William Woods University, Fulton MO, students and instructor arrived here around 2:00 p.m. Each student introduced him or herself and told if they already had a sign name. Then our students each introduced themselves and gave their sign name. William Woods students divided our students into three groups per 4 WWU students and told them short 1-2 minute stories. The final story was a fable "The Boy Who Cried, Wolfe". Before the young lady could finish the story, Miracle jumped up and asked if she could complete the last part of the story. Miracle did an excellent job! Around 2:30 p.m. we snapped group pictures of WWU and MSD students. The next time WWU promised to sign longer stories for the kids.

-Victoria Brooks

Stark Teacher

Storytelling at Stark Elementary

Superintendent Stailey and Mr. Danuser, Student Life Director, put on a rousing oratorical/signed performance of the classic children's book "The Three Billy Goats Gruff". Through Superintendents' mastery of American Sign Language he created visual imagery and brought the story to life for the students. The audience broke out into laughter of his portrayal of the angry troll, the thee Billy Goats Gruff, and when the troll plummeted into the river. Through rich storytelling experiences such as this the students gain exposure to rich a language environment and a love for reading and storytelling.

-Ron Danuser

Student Life Director


Wheeler Middle/High School

Spring 2018 Western Missouri District Optimist Communication Contest for Deaf and Hard of Hearing

Congratulations to Sara Farmer for winning 1st place with this year's theme of, "Where are my Roots of Optimism". Sara received a $2,500 scholarship.
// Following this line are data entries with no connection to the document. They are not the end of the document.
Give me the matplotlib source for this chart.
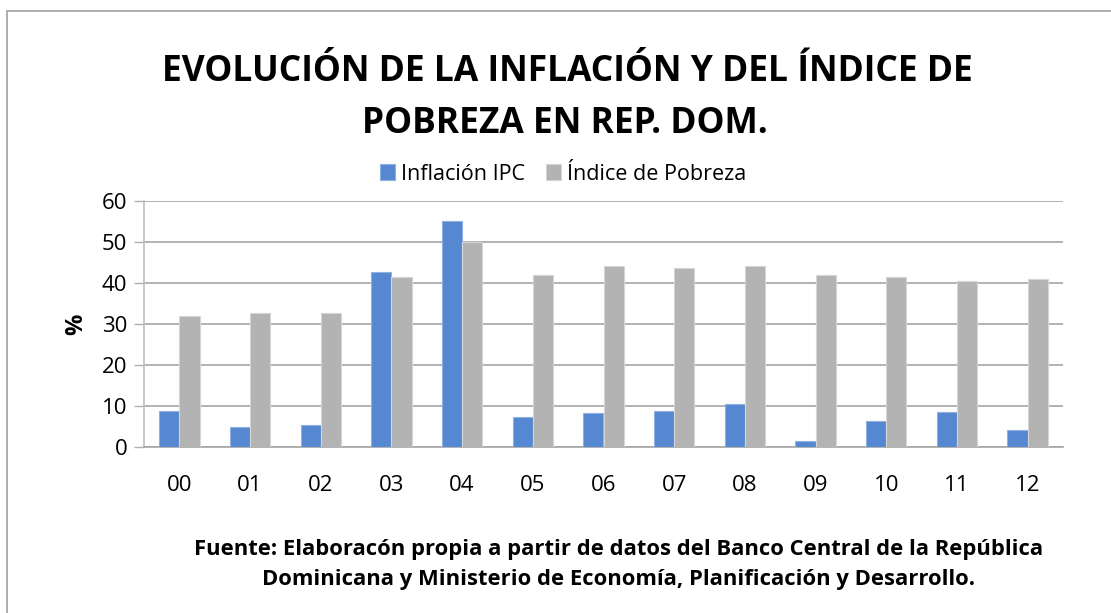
import numpy as np
import matplotlib
matplotlib.use("Agg")
import matplotlib.pyplot as plt
from matplotlib.patches import Rectangle

## Data
years = ["00", "01", "02", "03", "04", "05", "06", "07", "08", "09", "10", "11", "12"]
inflacion = [8.9, 5.0, 5.4, 42.7, 55.0, 7.4, 8.2, 8.9, 10.6, 1.5, 6.3, 8.5, 4.1]
pobreza = [31.9, 32.6, 32.6, 41.4, 50.0, 41.9, 44.1, 43.6, 44.1, 42.0, 41.5, 40.4, 40.9]

plt.rcParams['font.family'] = ['Open Sans', 'DejaVu Sans']

fig = plt.figure(figsize=(11.11, 6.13), dpi=100)
ax = fig.add_axes([144/1111, 1 - 447/613, (1063-144)/1111, (447-201)/613])

x = np.arange(len(years))
w = 1 / 3.5
ax.bar(x - w/2, inflacion, w, color='#5687d1', edgecolor='#8fb0e2', linewidth=0.8,
       label='Inflación IPC', zorder=3)
ax.bar(x + w/2, pobreza, w, color='#b3b3b3', edgecolor='#d6d6d6', linewidth=0.8,
       label='Índice de Pobreza', zorder=3)

ax.set_xlim(-0.5, len(years) - 0.5)
ax.set_ylim(0, 60)
ax.set_yticks(np.arange(0, 61, 10))
ax.set_xticks(x)
ax.set_xticklabels(years)
ax.tick_params(axis='y', labelsize=16, length=7, color='#b0b0b0', width=1, pad=5)
ax.tick_params(axis='x', labelsize=16, length=0, pad=20)
ax.yaxis.grid(True, color='#a6a6a6', linewidth=1.2, zorder=0)
for s in ['top', 'right']:
    ax.spines[s].set_visible(False)
ax.spines['left'].set_color('#bfbfbf')
ax.spines['left'].set_linewidth(1.2)
ax.spines['bottom'].set_color('#a6a6a6')
ax.spines['bottom'].set_linewidth(1.2)
ax.set_ylabel('%', fontsize=17, fontweight='bold', labelpad=10)

## Title, legend, source note
fig.text(567/1111, 1 - 72/613, 'EVOLUCIÓN DE LA INFLACIÓN Y DEL ÍNDICE DE', ha='center', va='center',
         fontsize=25.5, fontweight='bold')
fig.text(565/1111, 1 - 124/613, 'POBREZA EN REP. DOM.', ha='center', va='center',
         fontsize=25.5, fontweight='bold')
ax.legend(loc='center', bbox_to_anchor=(563/1111, 1 - 174/613), bbox_transform=fig.transFigure,
          ncol=2, frameon=False, fontsize=15.5, handlelength=0.7, handleheight=0.7,
          handletextpad=0.25, columnspacing=1.0)
fig.text(619/1111, 1 - 550/613, 'Fuente: Elaboracón propia a partir de datos del Banco Central de la República',
         ha='center', va='center', fontsize=15.8, fontweight='bold')
fig.text(619/1111, 1 - 580/613, 'Dominicana y Ministerio de Economía, Planificación y Desarrollo.',
         ha='center', va='center', fontsize=15.8, fontweight='bold')

## Outer chart border
fig.patches.append(Rectangle((7/1111, -0.05), 1.1, 1 - 11/613 + 0.05, transform=fig.transFigure,
                             fill=False, edgecolor='#a0a0a0', linewidth=1.2))

fig.savefig('out.png', dpi=100)
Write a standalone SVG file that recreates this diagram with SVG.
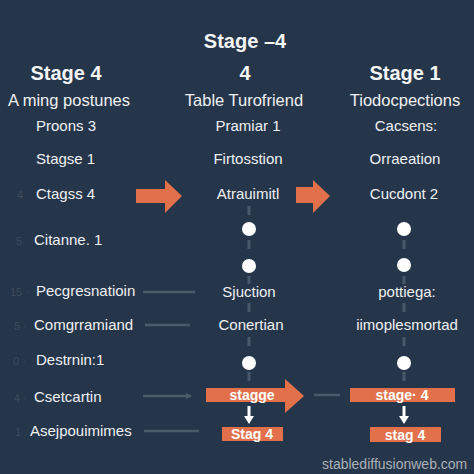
<svg xmlns="http://www.w3.org/2000/svg" width="474" height="474" viewBox="0 0 474 474">
<style>
text{font-family:"Liberation Sans",Arial,sans-serif;fill:#eef0f2}
.h{font-size:20px;font-weight:bold;fill:#f4f5f6}
.sub{font-size:16.5px}
.r{font-size:15px}
.c{text-anchor:middle}
.n{font-size:11px;fill:#3c4c5e}
.b{font-size:14px;font-weight:bold;fill:#fff;text-anchor:middle}
.or{fill:#e2704a}
.dot{fill:#fff}
.ln{stroke:#4b5b6c;stroke-width:2.5;fill:none}
.dash{stroke:#46586a;stroke-width:3;stroke-dasharray:9 14;fill:none}
.wm{font-size:14px;fill:#aab1b8}
</style>
<defs>
<marker id="ah" markerWidth="6" markerHeight="6" refX="5" refY="3" orient="auto" markerUnits="userSpaceOnUse">
<path d="M0,0 L6,3 L0,6 Z" fill="#4b5b6c"/>
</marker>
</defs>
<rect width="474" height="474" fill="#26364a"/>

<g id="title"><text class="h c" x="245" y="48">Stage –4</text></g>

<g id="col1-header">
<text class="h c" x="66" y="80">Stage 4</text>
<text class="sub c" x="69" y="106">A ming postunes</text>
</g>
<g id="col2-header">
<text class="h c" x="245" y="80">4</text>
<text class="sub c" x="244" y="106">Table Turofriend</text>
</g>
<g id="col3-header">
<text class="h c" x="405" y="80">Stage 1</text>
<text class="sub c" x="405" y="106">Tiodocpections</text>
</g>

<g id="connectors">
<path class="dash" d="M249,206 V222"/>
<path class="dash" d="M249,240 V258"/>
<path class="dash" d="M249,276 V284"/>
<path class="dash" d="M249,303 V318"/>
<path class="dash" d="M249,337 V352"/>
<path class="dash" d="M249,372 V384"/>
<path class="dash" d="M404,240 V258"/>
<path class="dash" d="M404,276 V284"/>
<path class="dash" d="M404,303 V318"/>
<path class="dash" d="M404,337 V352"/>
<path class="dash" d="M404,372 V384"/>
<path class="ln" d="M143,292 H195"/>
<path class="ln" d="M145,325 H190"/>
<path class="ln" d="M143,396 H191" marker-end="url(#ah)"/>
<path class="ln" d="M144,431 H199"/>
<path class="ln" d="M314,395 H340"/>
<path class="or" d="M136,189 H165 V180 L182,196 L165,213 V203 H136 Z"/>
<path class="or" d="M296,187 H313 V180 L330,196 L313,213 V203 H296 Z"/>
<path d="M249,406 V418" stroke="#fff" stroke-width="3"/>
<path d="M244,416 L249,424 L254,416 Z" fill="#fff"/>
<path d="M404,406 V418" stroke="#fff" stroke-width="3"/>
<path d="M399,416 L404,424 L409,416 Z" fill="#fff"/>
</g>

<g id="col1-rows">
<text class="r" x="36" y="131">Proons 3</text>
<text class="r" x="36" y="164">Stagse 1</text>
<text class="n" x="17" y="199">4</text>
<text class="r" x="36" y="199">Ctagss 4</text>
<text class="n" x="16" y="245">5</text>
<text class="r" x="34" y="245">Citanne. 1</text>
<text class="n" x="10" y="296">15 ·</text>
<text class="r" x="36" y="296">Pecgresnatioin</text>
<text class="n" x="14" y="330">5 ·</text>
<text class="r" x="34" y="330">Comgrramiand</text>
<text class="n" x="13" y="365">0 ·</text>
<text class="r" x="36" y="365">Destrnin:1</text>
<text class="n" x="14" y="402">4 ·</text>
<text class="r" x="34" y="402">Csetcartin</text>
<text class="n" x="15" y="436">1</text>
<text class="r" x="30" y="436">Asejpouimimes</text>
</g>

<g id="col2-rows">
<text class="r c" x="248" y="131">Pramiar 1</text>
<text class="r c" x="248" y="164">Firtosstion</text>
<text class="r c" x="248" y="199">Atrauimitl</text>
<circle class="dot" cx="249" cy="229" r="7"/>
<circle class="dot" cx="249" cy="266" r="7"/>
<text class="r c" x="249" y="297">Sjuction</text>
<text class="r c" x="251" y="330">Conertian</text>
<circle class="dot" cx="249" cy="363" r="7"/>
</g>
<g id="col2-stage">
<path class="or" d="M206,388 H285 V379 L304,396 L285,413 V402 H206 Z"/>
<text class="b" x="252" y="400">stagge</text>
</g>
<g id="col2-stag4">
<rect class="or" x="222" y="427" width="61" height="14"/>
<text class="b" x="252" y="439">Stag 4</text>
</g>

<g id="col3-rows">
<text class="r c" x="406" y="131">Cacsens:</text>
<text class="r c" x="405" y="164">Orraeation</text>
<text class="r c" x="404" y="199">Cucdont 2</text>
<circle class="dot" cx="404" cy="229" r="7"/>
<circle class="dot" cx="404" cy="265" r="7"/>
<text class="r c" x="407" y="297">pottiega:</text>
<text class="r c" x="407" y="330">iimoplesmortad</text>
<circle class="dot" cx="404" cy="363" r="7"/>
</g>
<g id="col3-stage">
<rect class="or" x="350" y="388" width="105" height="14"/>
<text class="b" x="402" y="400">stage· 4</text>
</g>
<g id="col3-stag4">
<rect class="or" x="370" y="427" width="71" height="15"/>
<text class="b" x="405" y="440">stag 4</text>
</g>

<text class="wm" x="322" y="469">stablediffusionweb.com</text>
</svg>
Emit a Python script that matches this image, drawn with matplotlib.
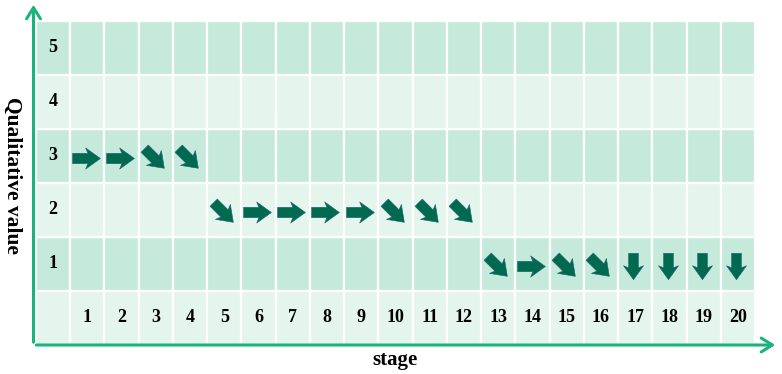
import matplotlib
matplotlib.use("Agg")
import matplotlib.pyplot as plt
from matplotlib.patches import Rectangle, FancyArrowPatch
from matplotlib.path import Path
from matplotlib.markers import MarkerStyle
from matplotlib.transforms import Affine2D

stages = list(range(1, 21))
levels = [1, 2, 3, 4, 5]
values = [3, 3, 3, 3, 2, 2, 2, 2, 2, 2, 2, 2, 1, 1, 1, 1, 1, 1, 1, 1]
trend = ['right', 'right', 'down-right', 'down-right',
         'down-right', 'right', 'right', 'right', 'right', 'down-right', 'down-right', 'down-right',
         'down-right', 'right', 'down-right', 'down-right', 'down', 'down', 'down', 'down']

dark_row = '#c5eadb'
light_row = '#e3f5ed'
arrow_col = '#006a50'
axis_col = '#1ab37c'
font = 'Liberation Serif'

# block arrow pointing right
arrow_verts = [(-1, 0.37), (0.1, 0.37), (-0.06, 0.76), (1, 0), (-0.06, -0.76),
               (0.1, -0.37), (-1, -0.37), (-1, 0.37)]
arrow_path = Path(arrow_verts, [Path.MOVETO] + [Path.LINETO] * 6 + [Path.CLOSEPOLY])
angle = {'right': 0, 'down-right': -45, 'down': -90}
msize = {'right': 20, 'down-right': 20, 'down': 19}

fig = plt.figure(figsize=(7.82, 3.74), dpi=100)
ax = fig.add_axes([36 / 782, 29 / 374, 719 / 782, 324 / 374])
ncol = len(stages) + 1
nrow = len(levels) + 1
ax.set_xlim(0, ncol)
ax.set_ylim(0, nrow)
ax.axis('off')

for r in range(nrow):
    color = dark_row if r % 2 == 1 else light_row
    for c in range(ncol):
        ax.add_patch(Rectangle((c, r), 1, 1, facecolor=color, edgecolor='white', lw=1.6))

for lv in levels:
    ax.text(0.5, lv + 0.5, str(lv), ha='center', va='center', fontsize=13,
            fontweight='bold', family=font)
for s in stages:
    ax.text(s + 0.5, 0.5, str(s), ha='center', va='center', fontsize=13,
            fontweight='bold', family=font)

for s, v, t in zip(stages, values, trend):
    m = MarkerStyle(arrow_path, transform=Affine2D().rotate_deg(angle[t]))
    ax.plot(s + 0.45, v + 0.47, marker=m, markersize=msize[t], color=arrow_col,
            markeredgecolor='#1d5f6e', markeredgewidth=0.4, clip_on=False)

# axis arrows
x0, y0 = 33.5 / 782, 1 - 345 / 374
for end in [(x0, 1 - 2 / 374), (778 / 782, y0)]:
    fig.add_artist(FancyArrowPatch((x0, y0), end, transform=fig.transFigure,
                   arrowstyle='->,head_length=4,head_width=2.5', color=axis_col,
                   lw=2.2, mutation_scale=2))

fig.text(12 / 782, 1 - 175 / 374, 'Qualitative value', rotation=-90, ha='center', va='center',
         fontsize=15.5, fontweight='bold', family=font)
fig.text(395 / 782, 1 - 360 / 374, 'stage', ha='center', va='center',
         fontsize=15, fontweight='bold', family=font)

fig.savefig('out.png', dpi=100)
Fall 2018 Middle School Optimist Speech Contest

Chromatography Lab

Mrs. Meyer's Biology classes did a chromatography lab with Fall leaves of different colors. The leaf is crushed in a mortar and pestle with alcohol. Then a strop of filter is placed in the fluid containing the plant pigments and alcohol. The filter separates the chlorophylls into different colors showing the amount of different pigments in a leaf.

-Kathy Meyer

Biology Teacher

Engineering Fair

On Tuesday March 5th, Kathy Meyer’s and Jack Gardner’s high school students participated in the first ever Engineering Fair at MSD. The goal for the students was to design, build, and implement some kind of classic game using boxes, paper, plastic, wood, and anything else that was non-electronic. The students creativity reached a new level and you could see their hard work in each of their projects. Special thanks goes out to each and every one that helped make this day possible. Maybe we will do it again next year?!